Diplomatic correspondence from the Amarna Letters (circa 1350 BCE) reveals a sophisticated system of international relations in which kings addressed each other as "brothers" and exchanged gifts, envoys, and brides. The letters show that even in a world of constant warfare, there were recognized norms of conduct: envoys were to be protected, treaties were to be honored, and disputes were to be negotiated rather than always settled by force. These norms did not constitute "human rights" in the modern sense, but they established the principle that states had obligations to each other and to individuals across borders.
Enduring Legacies: From Cuneiform to Contemporary Law
The legal innovations of the Ancient Near East did not vanish with the fall of the Assyrian and Babylonian empires. They were transmitted through the Persian Achaemenid Empire, which adopted and adapted Mesopotamian legal traditions; through the Hellenistic kingdoms that followed Alexander's conquests; and ultimately into Roman law, which became the foundation of most European legal systems. The Roman Twelve Tables (circa 450 BCE) and the later Corpus Juris Civilis of Justinian (529–534 CE) both bear the imprint of Near Eastern legal thinking, particularly in their treatment of property, contracts, and family law.

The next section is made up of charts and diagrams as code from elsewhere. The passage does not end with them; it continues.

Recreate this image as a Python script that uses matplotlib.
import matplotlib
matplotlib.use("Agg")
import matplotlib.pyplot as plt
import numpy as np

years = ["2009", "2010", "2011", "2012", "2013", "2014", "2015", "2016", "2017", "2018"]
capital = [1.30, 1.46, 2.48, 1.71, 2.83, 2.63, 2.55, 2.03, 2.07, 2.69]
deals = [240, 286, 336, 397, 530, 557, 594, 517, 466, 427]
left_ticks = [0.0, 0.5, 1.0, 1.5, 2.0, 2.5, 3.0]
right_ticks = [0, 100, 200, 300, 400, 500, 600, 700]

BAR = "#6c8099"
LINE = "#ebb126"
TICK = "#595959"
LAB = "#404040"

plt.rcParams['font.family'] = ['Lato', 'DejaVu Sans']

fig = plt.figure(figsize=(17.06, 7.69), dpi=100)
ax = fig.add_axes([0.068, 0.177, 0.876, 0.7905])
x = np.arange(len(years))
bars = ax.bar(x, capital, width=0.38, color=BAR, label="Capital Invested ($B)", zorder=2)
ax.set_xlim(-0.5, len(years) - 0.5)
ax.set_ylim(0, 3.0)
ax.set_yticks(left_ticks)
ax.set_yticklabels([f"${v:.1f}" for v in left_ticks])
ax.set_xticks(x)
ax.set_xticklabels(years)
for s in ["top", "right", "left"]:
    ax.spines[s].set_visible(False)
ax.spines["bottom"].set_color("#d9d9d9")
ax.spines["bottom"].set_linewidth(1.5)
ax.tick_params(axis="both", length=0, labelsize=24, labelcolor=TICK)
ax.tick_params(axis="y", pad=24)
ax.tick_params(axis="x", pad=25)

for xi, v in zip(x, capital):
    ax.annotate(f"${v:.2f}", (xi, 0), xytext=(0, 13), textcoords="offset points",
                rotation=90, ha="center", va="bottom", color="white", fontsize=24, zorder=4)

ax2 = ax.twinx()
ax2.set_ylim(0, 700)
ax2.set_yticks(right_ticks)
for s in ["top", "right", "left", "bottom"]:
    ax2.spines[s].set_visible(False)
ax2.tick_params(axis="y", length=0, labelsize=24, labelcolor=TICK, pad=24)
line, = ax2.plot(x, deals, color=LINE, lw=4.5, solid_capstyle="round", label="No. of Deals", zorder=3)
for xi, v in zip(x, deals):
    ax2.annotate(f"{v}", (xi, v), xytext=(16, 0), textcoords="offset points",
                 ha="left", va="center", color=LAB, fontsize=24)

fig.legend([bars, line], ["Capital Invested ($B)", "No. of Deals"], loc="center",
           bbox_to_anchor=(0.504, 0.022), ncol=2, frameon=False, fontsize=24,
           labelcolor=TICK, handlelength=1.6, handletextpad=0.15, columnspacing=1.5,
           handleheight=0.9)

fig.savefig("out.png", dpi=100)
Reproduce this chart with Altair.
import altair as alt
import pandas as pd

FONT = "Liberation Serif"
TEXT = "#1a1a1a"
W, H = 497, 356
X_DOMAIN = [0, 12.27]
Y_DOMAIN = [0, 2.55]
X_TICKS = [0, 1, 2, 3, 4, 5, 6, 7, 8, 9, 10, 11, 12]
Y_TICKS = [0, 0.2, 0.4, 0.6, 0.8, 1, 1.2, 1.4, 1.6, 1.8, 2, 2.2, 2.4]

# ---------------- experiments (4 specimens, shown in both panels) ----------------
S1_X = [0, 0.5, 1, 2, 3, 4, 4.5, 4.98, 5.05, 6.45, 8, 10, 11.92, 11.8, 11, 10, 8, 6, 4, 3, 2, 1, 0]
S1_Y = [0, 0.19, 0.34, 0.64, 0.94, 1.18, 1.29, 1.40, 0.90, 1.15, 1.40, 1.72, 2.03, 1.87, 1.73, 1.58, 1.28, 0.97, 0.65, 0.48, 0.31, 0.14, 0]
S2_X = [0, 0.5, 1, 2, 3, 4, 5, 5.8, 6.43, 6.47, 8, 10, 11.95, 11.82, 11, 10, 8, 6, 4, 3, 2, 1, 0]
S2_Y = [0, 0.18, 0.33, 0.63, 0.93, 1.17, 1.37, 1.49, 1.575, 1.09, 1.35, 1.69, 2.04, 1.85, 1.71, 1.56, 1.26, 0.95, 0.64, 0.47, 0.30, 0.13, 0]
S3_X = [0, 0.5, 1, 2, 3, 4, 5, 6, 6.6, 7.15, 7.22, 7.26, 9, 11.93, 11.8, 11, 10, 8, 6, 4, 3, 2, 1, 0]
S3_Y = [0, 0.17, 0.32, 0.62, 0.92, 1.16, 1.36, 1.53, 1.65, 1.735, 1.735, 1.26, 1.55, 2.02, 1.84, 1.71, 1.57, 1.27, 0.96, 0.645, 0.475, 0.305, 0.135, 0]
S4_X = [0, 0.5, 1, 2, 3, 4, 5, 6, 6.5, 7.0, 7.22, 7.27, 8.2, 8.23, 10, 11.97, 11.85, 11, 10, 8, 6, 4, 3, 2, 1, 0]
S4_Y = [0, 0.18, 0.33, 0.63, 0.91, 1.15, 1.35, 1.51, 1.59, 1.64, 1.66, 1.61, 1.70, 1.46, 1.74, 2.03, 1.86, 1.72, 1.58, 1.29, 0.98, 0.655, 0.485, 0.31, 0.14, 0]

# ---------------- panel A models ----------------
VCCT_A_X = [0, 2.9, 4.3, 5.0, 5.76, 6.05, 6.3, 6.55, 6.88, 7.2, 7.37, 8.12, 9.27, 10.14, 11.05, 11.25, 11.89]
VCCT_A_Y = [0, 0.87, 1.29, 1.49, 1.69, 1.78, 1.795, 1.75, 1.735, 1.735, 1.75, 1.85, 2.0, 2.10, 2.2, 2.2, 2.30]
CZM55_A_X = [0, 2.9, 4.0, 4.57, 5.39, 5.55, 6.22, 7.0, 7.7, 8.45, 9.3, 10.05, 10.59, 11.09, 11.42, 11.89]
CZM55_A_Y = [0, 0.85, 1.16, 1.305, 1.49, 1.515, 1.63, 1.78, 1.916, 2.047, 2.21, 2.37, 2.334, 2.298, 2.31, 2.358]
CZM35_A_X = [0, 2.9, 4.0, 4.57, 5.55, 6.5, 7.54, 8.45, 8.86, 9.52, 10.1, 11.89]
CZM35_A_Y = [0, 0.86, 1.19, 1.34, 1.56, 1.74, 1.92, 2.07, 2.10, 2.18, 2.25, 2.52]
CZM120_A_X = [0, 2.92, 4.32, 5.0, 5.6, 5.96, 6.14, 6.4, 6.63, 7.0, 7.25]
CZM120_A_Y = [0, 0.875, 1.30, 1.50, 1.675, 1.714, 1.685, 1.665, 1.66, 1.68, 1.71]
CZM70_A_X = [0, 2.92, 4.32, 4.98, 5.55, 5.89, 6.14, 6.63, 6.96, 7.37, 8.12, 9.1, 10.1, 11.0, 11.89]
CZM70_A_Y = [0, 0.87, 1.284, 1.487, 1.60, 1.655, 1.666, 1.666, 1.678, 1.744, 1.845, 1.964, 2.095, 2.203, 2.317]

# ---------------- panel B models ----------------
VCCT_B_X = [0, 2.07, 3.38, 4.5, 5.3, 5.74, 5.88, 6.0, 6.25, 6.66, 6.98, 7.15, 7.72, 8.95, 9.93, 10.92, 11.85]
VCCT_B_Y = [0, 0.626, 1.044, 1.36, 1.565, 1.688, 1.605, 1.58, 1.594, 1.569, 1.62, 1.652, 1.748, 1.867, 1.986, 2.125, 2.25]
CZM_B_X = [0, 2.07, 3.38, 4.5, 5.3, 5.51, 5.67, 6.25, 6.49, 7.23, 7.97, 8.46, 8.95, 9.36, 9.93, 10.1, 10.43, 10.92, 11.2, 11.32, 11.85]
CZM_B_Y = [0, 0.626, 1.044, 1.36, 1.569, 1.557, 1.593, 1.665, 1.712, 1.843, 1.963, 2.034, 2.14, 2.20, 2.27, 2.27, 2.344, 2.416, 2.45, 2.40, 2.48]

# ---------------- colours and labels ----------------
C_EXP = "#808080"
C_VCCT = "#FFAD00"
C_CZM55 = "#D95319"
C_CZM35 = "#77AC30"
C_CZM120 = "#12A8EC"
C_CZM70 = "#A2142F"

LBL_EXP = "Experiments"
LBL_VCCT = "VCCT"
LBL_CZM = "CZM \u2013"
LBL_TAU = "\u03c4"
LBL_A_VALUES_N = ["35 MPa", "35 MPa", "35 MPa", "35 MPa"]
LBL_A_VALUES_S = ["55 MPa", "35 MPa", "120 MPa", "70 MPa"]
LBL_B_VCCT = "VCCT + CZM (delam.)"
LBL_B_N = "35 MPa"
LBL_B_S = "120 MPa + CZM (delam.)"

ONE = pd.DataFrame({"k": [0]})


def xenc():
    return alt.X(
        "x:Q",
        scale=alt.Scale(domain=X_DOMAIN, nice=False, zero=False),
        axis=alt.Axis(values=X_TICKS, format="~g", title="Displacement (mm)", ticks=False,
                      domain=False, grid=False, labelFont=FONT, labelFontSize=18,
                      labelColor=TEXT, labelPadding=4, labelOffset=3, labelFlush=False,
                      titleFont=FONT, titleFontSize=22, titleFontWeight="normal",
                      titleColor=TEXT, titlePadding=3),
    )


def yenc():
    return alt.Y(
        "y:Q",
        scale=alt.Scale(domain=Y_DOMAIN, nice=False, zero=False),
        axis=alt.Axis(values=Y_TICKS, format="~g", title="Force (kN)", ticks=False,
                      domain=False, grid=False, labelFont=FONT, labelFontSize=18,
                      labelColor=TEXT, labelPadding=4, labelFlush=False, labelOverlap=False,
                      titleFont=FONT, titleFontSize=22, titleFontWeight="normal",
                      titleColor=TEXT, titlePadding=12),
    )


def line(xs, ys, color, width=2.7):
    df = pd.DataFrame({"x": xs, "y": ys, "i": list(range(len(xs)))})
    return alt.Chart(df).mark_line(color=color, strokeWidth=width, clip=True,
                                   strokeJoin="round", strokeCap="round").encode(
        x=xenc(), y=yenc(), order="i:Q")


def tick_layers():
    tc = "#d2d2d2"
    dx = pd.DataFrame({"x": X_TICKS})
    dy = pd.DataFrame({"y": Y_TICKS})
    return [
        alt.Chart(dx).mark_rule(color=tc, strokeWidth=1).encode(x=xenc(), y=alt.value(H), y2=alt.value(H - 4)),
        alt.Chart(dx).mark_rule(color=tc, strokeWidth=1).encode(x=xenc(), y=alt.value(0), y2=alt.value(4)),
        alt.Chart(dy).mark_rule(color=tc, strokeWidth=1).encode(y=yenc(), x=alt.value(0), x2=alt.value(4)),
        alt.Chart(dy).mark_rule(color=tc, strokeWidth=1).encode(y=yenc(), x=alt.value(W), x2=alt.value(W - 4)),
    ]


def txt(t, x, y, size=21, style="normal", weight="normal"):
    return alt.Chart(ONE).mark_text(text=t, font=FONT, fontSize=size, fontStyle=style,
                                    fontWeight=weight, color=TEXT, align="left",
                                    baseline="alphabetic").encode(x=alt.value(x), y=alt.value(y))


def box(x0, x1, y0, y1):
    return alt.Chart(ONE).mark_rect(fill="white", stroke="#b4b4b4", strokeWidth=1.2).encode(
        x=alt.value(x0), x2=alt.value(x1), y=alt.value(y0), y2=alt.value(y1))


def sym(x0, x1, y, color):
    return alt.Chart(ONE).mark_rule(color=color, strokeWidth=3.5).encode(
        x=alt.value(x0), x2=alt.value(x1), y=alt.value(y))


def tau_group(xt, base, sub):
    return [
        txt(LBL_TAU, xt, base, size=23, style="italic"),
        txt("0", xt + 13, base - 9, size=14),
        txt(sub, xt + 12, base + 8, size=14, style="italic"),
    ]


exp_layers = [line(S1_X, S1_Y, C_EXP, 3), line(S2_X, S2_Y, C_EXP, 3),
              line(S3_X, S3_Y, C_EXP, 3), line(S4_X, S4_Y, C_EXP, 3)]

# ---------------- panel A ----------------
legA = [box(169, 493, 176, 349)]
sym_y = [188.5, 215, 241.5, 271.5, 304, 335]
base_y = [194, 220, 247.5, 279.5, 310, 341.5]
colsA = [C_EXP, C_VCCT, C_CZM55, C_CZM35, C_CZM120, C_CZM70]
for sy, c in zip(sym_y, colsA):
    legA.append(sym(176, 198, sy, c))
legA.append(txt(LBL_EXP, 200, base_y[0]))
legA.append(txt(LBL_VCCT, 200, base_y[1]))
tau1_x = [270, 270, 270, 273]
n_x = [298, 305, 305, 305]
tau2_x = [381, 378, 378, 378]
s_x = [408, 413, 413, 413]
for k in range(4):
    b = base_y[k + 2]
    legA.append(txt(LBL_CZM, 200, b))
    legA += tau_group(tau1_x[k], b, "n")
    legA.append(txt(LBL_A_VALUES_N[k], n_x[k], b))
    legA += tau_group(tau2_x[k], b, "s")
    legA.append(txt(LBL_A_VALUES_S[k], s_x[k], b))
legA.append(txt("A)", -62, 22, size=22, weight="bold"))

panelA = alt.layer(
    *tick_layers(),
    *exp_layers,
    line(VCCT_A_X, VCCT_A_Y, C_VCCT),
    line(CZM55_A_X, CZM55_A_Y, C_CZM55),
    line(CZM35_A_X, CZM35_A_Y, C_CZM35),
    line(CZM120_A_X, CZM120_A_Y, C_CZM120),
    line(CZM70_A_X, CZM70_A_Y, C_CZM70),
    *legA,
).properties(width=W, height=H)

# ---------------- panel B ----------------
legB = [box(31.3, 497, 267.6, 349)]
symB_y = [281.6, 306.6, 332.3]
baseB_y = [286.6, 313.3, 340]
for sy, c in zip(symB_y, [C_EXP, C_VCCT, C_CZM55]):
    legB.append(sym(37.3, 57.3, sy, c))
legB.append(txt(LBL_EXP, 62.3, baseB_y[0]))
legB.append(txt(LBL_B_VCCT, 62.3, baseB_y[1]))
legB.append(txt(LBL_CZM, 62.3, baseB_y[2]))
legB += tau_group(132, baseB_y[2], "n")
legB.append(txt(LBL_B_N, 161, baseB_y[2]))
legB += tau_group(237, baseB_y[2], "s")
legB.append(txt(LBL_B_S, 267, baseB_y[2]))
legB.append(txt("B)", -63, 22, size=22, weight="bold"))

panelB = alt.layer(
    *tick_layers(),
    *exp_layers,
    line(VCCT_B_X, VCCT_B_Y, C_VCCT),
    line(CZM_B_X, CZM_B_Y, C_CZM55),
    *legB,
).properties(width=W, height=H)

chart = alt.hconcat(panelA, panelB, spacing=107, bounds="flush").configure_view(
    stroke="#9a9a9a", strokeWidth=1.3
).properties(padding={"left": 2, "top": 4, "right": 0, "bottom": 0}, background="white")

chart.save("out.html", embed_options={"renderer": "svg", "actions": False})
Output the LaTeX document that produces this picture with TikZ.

The principle that law should be written and accessible to the public—even if not equally applied—was a foundational step toward the rule of law. The notion that rulers are bound by a higher justice, the protection of property rights, the regulation of debt and commerce, and the recognition of limited individual liberties are all direct inheritances from the cuneiform tablets of Mesopotamia. Modern human rights discourse often traces its origins to the Enlightenment, but its roots run much deeper. The Universal Declaration of Human Rights (1948), with its emphasis on dignity, justice, and the protection of the vulnerable, echoes the ancient call for kittum—a righteous order that constrains the powerful and shields the weak.
Conclusion
Rights and liberties in the Ancient Near East were not abstract philosophical ideals but concrete, enforceable entitlements—limited, hierarchical, and often brutal by modern standards, but real within their historical context. The Sumerians first inscribed the principle of written law, the Babylonians codified it across a diverse empire, the Assyrians weaponized it for social control, and the Hittites softened it with a preference for restitution over retribution. Each civilization contributed to a growing legal tradition that recognized, however imperfectly, that justice required protecting the vulnerable and holding the powerful accountable. By examining these ancient systems, we see not a foreign and irrelevant past but the deep roots of our own legal heritage. The quest for justice that animated the scribes and kings of Mesopotamia continues in our own time, a testament to the enduring power of written law to shape human society.